======== SUPPLIED INFORMATION ========

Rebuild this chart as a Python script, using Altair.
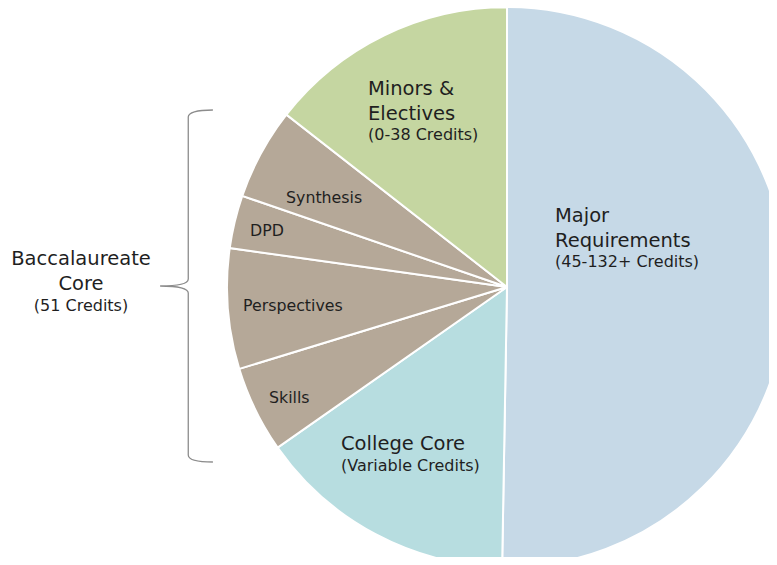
import altair as alt
import pandas as pd

# Slice values (degrees of the circle)
categories = ["Major Requirements", "College Core", "Skills", "Perspectives", "DPD", "Synthesis", "Minors & Electives"]
values = [181, 54, 18, 25, 11, 19, 52]
colors = ["#c6d9e7", "#b7dde0", "#b5a898", "#b5a898", "#b5a898", "#b5a898", "#c5d6a1"]

df = pd.DataFrame({"category": categories, "value": values, "order": list(range(len(categories)))})

FONT = "DejaVu Sans"
TXT = "#1f1f1f"

cx, cy, R = 499, 279, 280

pie = alt.Chart(df).mark_arc(stroke="white", strokeWidth=2, outerRadius=R).encode(
    theta=alt.Theta("value:Q", stack=True),
    order=alt.Order("order:Q"),
    color=alt.Color("category:N", scale=alt.Scale(domain=categories, range=colors), legend=None),
    x=alt.value(cx),
    y=alt.value(cy),
)

one = alt.Data(values=[{"k": 1}])

BIG, MID, SMALL = 19.5, 16, 15.8


def label(text, x, y, size, align="left"):
    return alt.Chart(one).mark_text(
        text=text, x=x, y=y, fontSize=size, font=FONT, color=TXT, align=align, baseline="middle"
    )


labels = [
    label("Major", 547, 208, BIG),
    label("Requirements", 547, 233, BIG),
    label("(45-132+ Credits)", 547, 254, MID),
    label("Minors &", 360, 81, BIG),
    label("Electives", 360, 106, BIG),
    label("(0-38 Credits)", 360, 127, MID),
    label("Synthesis", 278, 190, SMALL),
    label("DPD", 242, 223, SMALL),
    label("Perspectives", 235, 298, SMALL),
    label("Skills", 261, 390, SMALL),
    label("College Core", 333, 436, BIG),
    label("(Variable Credits)", 333, 458, MID),
    label("Baccalaureate", 73, 251, BIG, "center"),
    label("Core", 73, 276, BIG, "center"),
    label("(51 Credits)", 73, 298, MID, "center"),
]

brace_path = (
    "M 0.15 -1 Q 0.01 -1 0.01 -0.96 L 0.01 -0.04 Q 0.01 0 -0.15 0 "
    "Q 0.01 0 0.01 0.04 L 0.01 0.96 Q 0.01 1 0.15 1"
)
brace = alt.Chart(one).mark_point(
    shape=brace_path, size=352 * 352, filled=False, stroke="#8c8c8c", strokeWidth=1.3, opacity=1,
    x=178.5, y=278,
)

chart = alt.layer(pie, brace, *labels).properties(
    width=761, height=549, autosize=alt.AutoSizeParams(type="none"), padding=0
).configure_view(stroke=None)

chart.save("out.html", embed_options={"renderer": "svg", "actions": False})
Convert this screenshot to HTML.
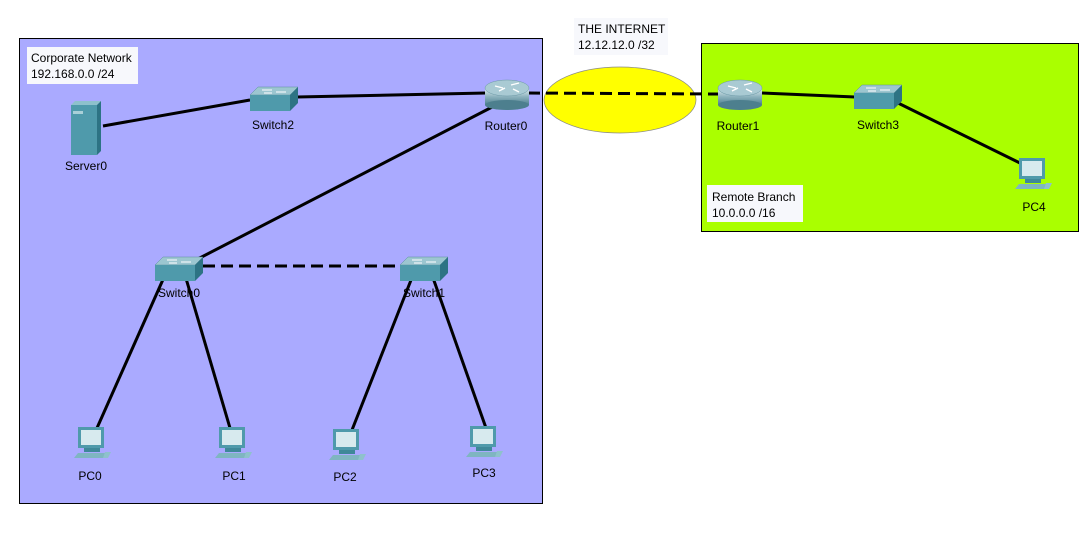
<!DOCTYPE html>
<html><head><meta charset="utf-8"><style>
body{margin:0;background:#fff;}
svg{display:block;font-family:"Liberation Sans",sans-serif;font-size:12px;}
</style></head><body>
<svg width="1092" height="534" viewBox="0 0 1092 534">
<defs>
<linearGradient id="rg" x1="0" y1="0" x2="0" y2="1"><stop offset="0" stop-color="#e8f2f4"/><stop offset="0.5" stop-color="#8fb4bf"/><stop offset="1" stop-color="#4d7f8e"/></linearGradient>
<g id="sw">
<polygon points="0,8 8,0 48,0 40,8" fill="#9cc6d0" stroke="#5a8e9c" stroke-width="0.5"/>
<polygon points="40,8 48,0 48,16 40,24" fill="#2d7384"/>
<rect x="0" y="8" width="40" height="16" fill="#4f9aab"/>
<path d="M12 3h10M26 5h10M14 6h8" stroke="#fff" stroke-width="1"/>
</g>
<g id="rt">
<rect x="0" y="9" width="44" height="17" fill="url(#rg)"/>
<ellipse cx="22" cy="26" rx="22" ry="5" fill="#4d7f8e"/>
<ellipse cx="22" cy="9" rx="22" ry="8" fill="#a9cad3" stroke="#6a98a5" stroke-width="0.5"/>
<path d="M10 7l8 2M26 6l8 -2M14 12l6 -3M28 10l6 3" stroke="#fff" stroke-width="1.3"/>
</g>
<g id="pc">
<rect x="4" y="0" width="26" height="21" fill="#4f9aab"/>
<rect x="7" y="3" width="20" height="15" fill="#d7eaee"/>
<rect x="10" y="21" width="16" height="4" fill="#3f8899"/>
<polygon points="0,31 4,26 34,26 30,31" fill="#7fb5c1"/>
<polygon points="31,25 37,25 34,31 29,31" fill="#8ec1cc"/>
</g>
</defs>
<rect x="19.5" y="38.5" width="523" height="465" fill="#aaaaff" stroke="#000"/>
<rect x="701.5" y="43.5" width="377" height="188" fill="#aaff00" stroke="#000"/>
<rect x="27" y="47" width="111" height="37" fill="#f7f8fc"/>
<text x="31" y="62">Corporate Network</text><text x="31" y="78">192.168.0.0 /24</text>
<rect x="574" y="18" width="94" height="37" fill="#f7f8fc"/>
<text x="578" y="33">THE INTERNET</text><text x="578" y="49">12.12.12.0 /32</text>
<rect x="707" y="185" width="96" height="37" fill="#f7f8fc"/>
<text x="712" y="201">Remote Branch</text><text x="712" y="217">10.0.0.0 /16</text>
<ellipse cx="620" cy="100" rx="76" ry="33" fill="#ffff00" stroke="#888" stroke-width="0.7"/>
<g stroke="#000" stroke-width="3" fill="none">
<line x1="103" y1="126" x2="250" y2="100"/>
<line x1="297" y1="97" x2="486" y2="93"/>
<line x1="498" y1="104" x2="190" y2="263"/>
<line x1="528" y1="93" x2="718" y2="94" stroke-dasharray="12,6"/>
<line x1="203" y1="266" x2="400" y2="266" stroke-dasharray="12,6"/>
<line x1="165" y1="275" x2="97" y2="428"/>
<line x1="185" y1="275" x2="230" y2="428"/>
<line x1="413" y1="275" x2="352" y2="430"/>
<line x1="432" y1="275" x2="486" y2="428"/>
<line x1="762" y1="93" x2="855" y2="97"/>
<line x1="898" y1="103" x2="1030" y2="168"/>
</g>
<g>
<polygon points="71,105 75,101 101,101 97,105" fill="#8ec1cc"/>
<polygon points="97,105 101,101 101,151 97,155" fill="#2d7384"/>
<rect x="71" y="105" width="26" height="50" fill="#4f9aab"/>
<rect x="73" y="111" width="10" height="3" fill="#a9d0d8"/>
</g>
<use href="#sw" x="250" y="87"/><use href="#sw" x="854" y="85"/>
<use href="#sw" x="155" y="257"/><use href="#sw" x="400" y="257"/>
<use href="#rt" x="485" y="79"/><use href="#rt" x="718" y="79"/>
<use href="#pc" x="74" y="427"/><use href="#pc" x="215" y="427"/>
<use href="#pc" x="329" y="429"/><use href="#pc" x="466" y="426"/>
<use href="#pc" x="1015" y="158"/>
<g text-anchor="middle">
<text x="86" y="170">Server0</text><text x="273" y="129">Switch2</text>
<text x="506" y="130">Router0</text><text x="738" y="130">Router1</text>
<text x="878" y="129">Switch3</text><text x="1034" y="211">PC4</text>
<text x="179" y="297">Switch0</text><text x="424" y="297">Switch1</text>
<text x="90" y="480">PC0</text><text x="234" y="480">PC1</text>
<text x="345" y="481">PC2</text><text x="484" y="477">PC3</text>
</g>
</svg>
</body></html>
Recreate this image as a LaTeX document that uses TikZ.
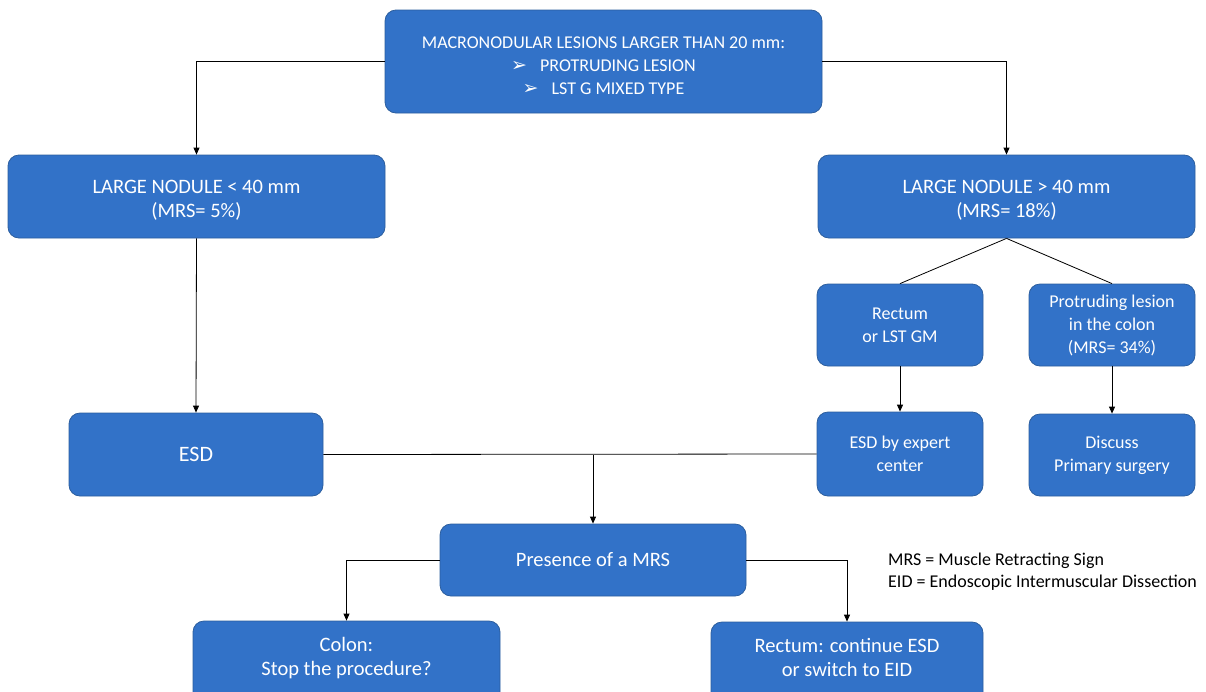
\documentclass[tikz,border=0pt]{standalone}
\usepackage{fontspec}
\setmainfont{Carlito}
\newfontfamily\symfont{DejaVu Sans}
\usetikzlibrary{arrows.meta}
\definecolor{boxblue}{HTML}{3272C8}
\definecolor{boxedge}{HTML}{2C5E9E}
\tikzset{
  box/.style={draw=boxedge, line width=0.8pt, fill=boxblue, rounded corners=11pt,
    text=white, align=center, font=\fontsize{20.5}{24}\selectfont, inner sep=0pt},
  smallbox/.style={box, font=\fontsize{18}{23}\selectfont},
  % boxes running off the lower edge keep their text higher up
  cutbox/.style={box, text depth=14pt},
  link/.style={draw=black, line width=0.8pt},
  arrowlink/.style={link, -{Triangle[length=7pt,width=6pt]}},
  legend/.style={anchor=west, font=\fontsize{18}{22}\selectfont, text=black, inner sep=0pt}
}
\newcommand{\bul}{{\symfont\fontsize{19}{19}\selectfont ➢}\hspace{13pt}}
\newcommand{\topstrut}[1]{\rule{0pt}{#1}}
\begin{document}
\begin{tikzpicture}[x=1pt,y=-1pt]
\useasboundingbox (0,0) rectangle (1206,691);
\fill[white] (0,0) rectangle (1206,691);

% boxes
\node[smallbox, minimum width=437pt, minimum height=103pt] (top) at (603.5,61.5)
  {\topstrut{21pt}MACRONODULAR LESIONS LARGER THAN 20 mm:\\ \bul PROTRUDING LESION\\ \bul LST G MIXED TYPE};
\node[box, minimum width=377pt, minimum height=83pt] (small) at (196.5,196.5)
  {\topstrut{20pt}LARGE NODULE < 40 mm\\(MRS= 5\%)};
\node[box, minimum width=377pt, minimum height=83pt] (large) at (1006.5,196.5)
  {\topstrut{20pt}LARGE NODULE > 40 mm\\(MRS= 18\%)};
\node[smallbox, minimum width=166pt, minimum height=82pt] (rectum) at (900,325)
  {Rectum\\or LST GM};
\node[smallbox, minimum width=166pt, minimum height=82pt] (protr) at (1112,325)
  {Protruding lesion\\in the colon\\(MRS= 34\%)};
\node[box, font=\fontsize{22}{26}\selectfont, minimum width=254pt, minimum height=83pt] (esd) at (196,454.5)
  {ESD};
\node[smallbox, minimum width=166pt, minimum height=84pt] (expert) at (900,454)
  {ESD by expert\\center};
\node[smallbox, minimum width=166pt, minimum height=82pt] (discuss) at (1112,455)
  {Discuss\\Primary surgery};
\node[box, minimum width=306pt, minimum height=72pt] (mrs) at (593,560)
  {Presence of a MRS};
\node[cutbox, minimum width=307pt, minimum height=84pt] (colon) at (346.5,663)
  {Colon:\\Stop the procedure?};
\node[cutbox, minimum width=272pt, minimum height=84pt] (rectesd) at (847,664)
  {Rectum: continue ESD\\or switch to EID};

% legend
\node[legend] (leg1) at (888,561) {MRS = Muscle Retracting Sign};
\node[legend] (leg2) at (888,583) {EID = Endoscopic Intermuscular Dissection};

% connectors
\draw[arrowlink] (top.west) -| (small.north);
\draw[arrowlink] (top.east) -| (large.north);
\draw[link] (large.south) -- (rectum.north);
\draw[link] (large.south) -- (protr.north);
\draw[arrowlink] (small.south) -- (esd.north);
\draw[arrowlink] (rectum.south) -- (expert.north);
\draw[arrowlink] (protr.south) -- (discuss.north);
\draw[link] (esd.east) -- (expert.west);
\coordinate (join) at (mrs.north |- esd.east);
\draw[arrowlink] (join) -- (mrs.north);
\draw[arrowlink] (mrs.west) -| (colon.north);
\draw[arrowlink] (mrs.east) -| (rectesd.north);
\end{tikzpicture}
\end{document}
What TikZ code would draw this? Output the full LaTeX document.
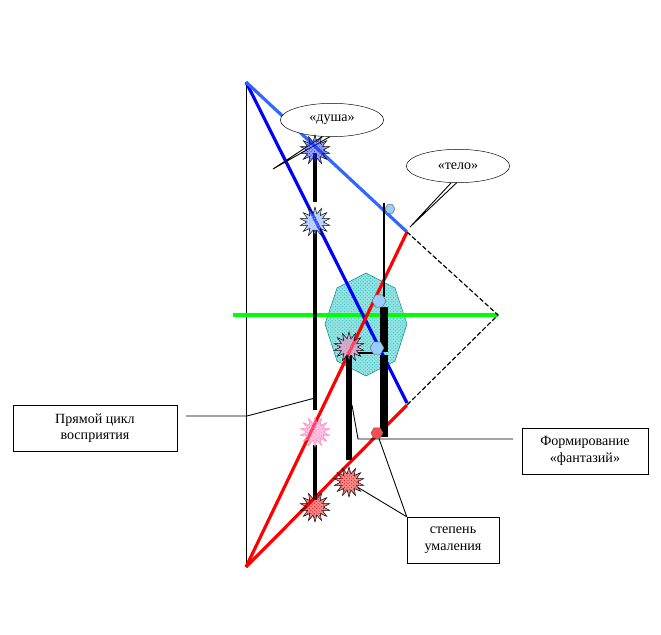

========

TASK REQUIREMENTS: Would you reproduce the lines above, from the very first through the line containing "BIG, MID, SMALL = 19.5, 16, 15.8", exactly and without the pictures?

WRITTEN REPLY:
Rebuild this chart as a Python script, using Altair.
import altair as alt
import pandas as pd

# Slice values (degrees of the circle)
categories = ["Major Requirements", "College Core", "Skills", "Perspectives", "DPD", "Synthesis", "Minors & Electives"]
values = [181, 54, 18, 25, 11, 19, 52]
colors = ["#c6d9e7", "#b7dde0", "#b5a898", "#b5a898", "#b5a898", "#b5a898", "#c5d6a1"]

df = pd.DataFrame({"category": categories, "value": values, "order": list(range(len(categories)))})

FONT = "DejaVu Sans"
TXT = "#1f1f1f"

cx, cy, R = 499, 279, 280

pie = alt.Chart(df).mark_arc(stroke="white", strokeWidth=2, outerRadius=R).encode(
    theta=alt.Theta("value:Q", stack=True),
    order=alt.Order("order:Q"),
    color=alt.Color("category:N", scale=alt.Scale(domain=categories, range=colors), legend=None),
    x=alt.value(cx),
    y=alt.value(cy),
)

one = alt.Data(values=[{"k": 1}])

BIG, MID, SMALL = 19.5, 16, 15.8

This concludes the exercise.